Radschlepper Ost, literally "wheeled tractor east", also known as Škoda RSO or Porsche 175, was a German heavy four-wheel drive military tractor used during World War II. It was designed by Ferdinand Porsche in 1941 and produced by Škoda in Mladá Boleslav. Around 206 vehicles were produced between the years 1942–1944.

== History ==
The idea of a heavy multipurpose tractor, intended for the prepared invasion of the Soviet Union supposedly came from Adolf Hitler. In 1941, Ferdinand Porsche prepared a design of a four-wheel drive tractor, distinguished by its large diameter - 1.50 m - steel cleated wheels. The vehicle was powered by Porsche's own design air-cooled, inline-four petrol engine of 6023 cc displacement.
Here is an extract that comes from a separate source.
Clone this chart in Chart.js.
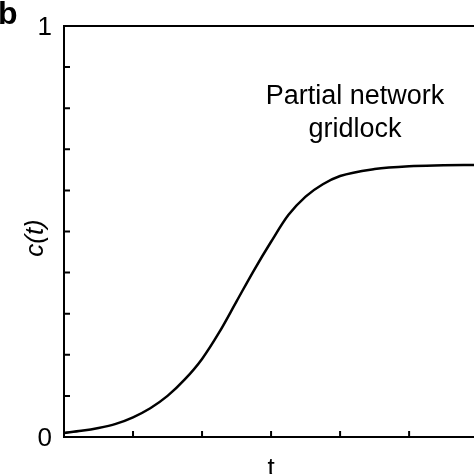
<!DOCTYPE html>
<html>
<head>
<meta charset="utf-8">
<script src="https://cdn.jsdelivr.net/npm/chart.js@4"></script>
<style>
  html, body { margin: 0; padding: 0; background: #fff; }
  #wrap { width: 474px; height: 474px; position: relative; }
</style>
</head>
<body>
<div id="wrap"><canvas id="c"></canvas></div>
<script>
// data (t in tick units, c(t) in 0..1)
const tValues = [0, 0.25, 0.5, 0.75, 1, 1.25, 1.5, 1.75, 2, 2.25, 2.5, 2.75, 3, 3.25, 3.5, 3.75, 4, 4.5, 5, 5.5, 5.94];
const cValues = [0.01, 0.015, 0.022, 0.032, 0.048, 0.07, 0.1, 0.14, 0.19, 0.255, 0.33, 0.405, 0.475, 0.54, 0.585, 0.615, 0.635, 0.652, 0.659, 0.661, 0.662];
const xTicks = [1, 2, 3, 4, 5];
const yTicks = [0.1, 0.2, 0.3, 0.4, 0.5, 0.6, 0.7, 0.8, 0.9];
const yLabels = [0, 1];

const FONT = '"Liberation Sans", Arial, sans-serif';

// axes drawn by hand: frame, inward ticks, labels
const axesPlugin = {
    id: 'axes',
    afterDraw(chart) {
        const ctx = chart.ctx;
        const a = chart.chartArea;
        const xs = chart.scales.x, ys = chart.scales.y;
        ctx.save();
        ctx.strokeStyle = '#000';
        ctx.lineWidth = 2;
        ctx.beginPath();
        ctx.moveTo(a.right + 2, a.top);
        ctx.lineTo(a.left, a.top);
        ctx.lineTo(a.left, a.bottom);
        ctx.lineTo(a.right + 2, a.bottom);
        ctx.stroke();

        ctx.beginPath();
        xTicks.forEach(v => {
            const px = xs.getPixelForValue(v);
            ctx.moveTo(px, a.bottom);
            ctx.lineTo(px, a.bottom - 6);
        });
        yTicks.forEach(v => {
            const py = ys.getPixelForValue(v);
            ctx.moveTo(a.left, py);
            ctx.lineTo(a.left + 6, py);
        });
        ctx.stroke();

        ctx.fillStyle = '#000';
        ctx.font = '26px ' + FONT;
        ctx.textAlign = 'right';
        ctx.textBaseline = 'middle';
        yLabels.forEach(v => ctx.fillText(String(v), a.left - 12, ys.getPixelForValue(v) + 2));

        ctx.textAlign = 'center';
        ctx.textBaseline = 'alphabetic';
        ctx.fillText('t', xs.getPixelForValue(3), 476);
        ctx.font = '27px ' + FONT;
        ctx.fillText('Partial network', 355, 104);
        ctx.fillText('gridlock', 355, 137);

        ctx.save();
        ctx.translate(36, 238);
        ctx.rotate(-Math.PI / 2);
        ctx.font = 'italic 26px ' + FONT;
        ctx.textBaseline = 'middle';
        ctx.fillText('c(t)', 0, 0);
        ctx.restore();

        ctx.font = 'bold 32px ' + FONT;
        ctx.textAlign = 'left';
        ctx.textBaseline = 'alphabetic';
        ctx.fillText('b', -2, 24);
        ctx.restore();
    }
};

new Chart(document.getElementById('c'), {
    type: 'line',
    data: {
        datasets: [{
            data: tValues.map((t, i) => ({ x: t, y: cValues[i] })),
            borderColor: '#000',
            borderWidth: 2.5,
            pointRadius: 0,
            cubicInterpolationMode: 'monotone',
            fill: false
        }]
    },
    options: {
        responsive: true,
        maintainAspectRatio: false,
        animation: false,
        layout: { padding: { left: 64, top: 26, bottom: 37, right: 0 } },
        plugins: { legend: { display: false }, tooltip: { enabled: false } },
        scales: {
            x: { type: 'linear', min: 0, max: 5.94, display: false },
            y: { min: 0, max: 1, display: false }
        }
    },
    plugins: [axesPlugin]
});
</script>
</body>
</html>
As a starter, a two-cylinder petrol engine (half of KdF-Wagen engine) was used.

Final development and production took place in the Škoda automobile plant in Mladá Boleslav, in what was then the Protectorate of Bohemia and Moravia. The RSO went through its first trials in 1942, but results were disappointing; high weight and narrow wheels caused high ground pressure, causing the tractor to get stuck easily even on a relatively solid surface. On icy surfaces, the vehicle was almost impossible to steer. Fuel consumption was also unfavourably high. Production still went ahead despite these problems, with around 200 tractors produced during 1942–1944. Because of their faults, they were never deployed on the Eastern Front; instead, they served in Normandy and the Netherlands. Some of them supposedly participated in the Battle of the Bulge.

No vehicles are known to have survived to the present day.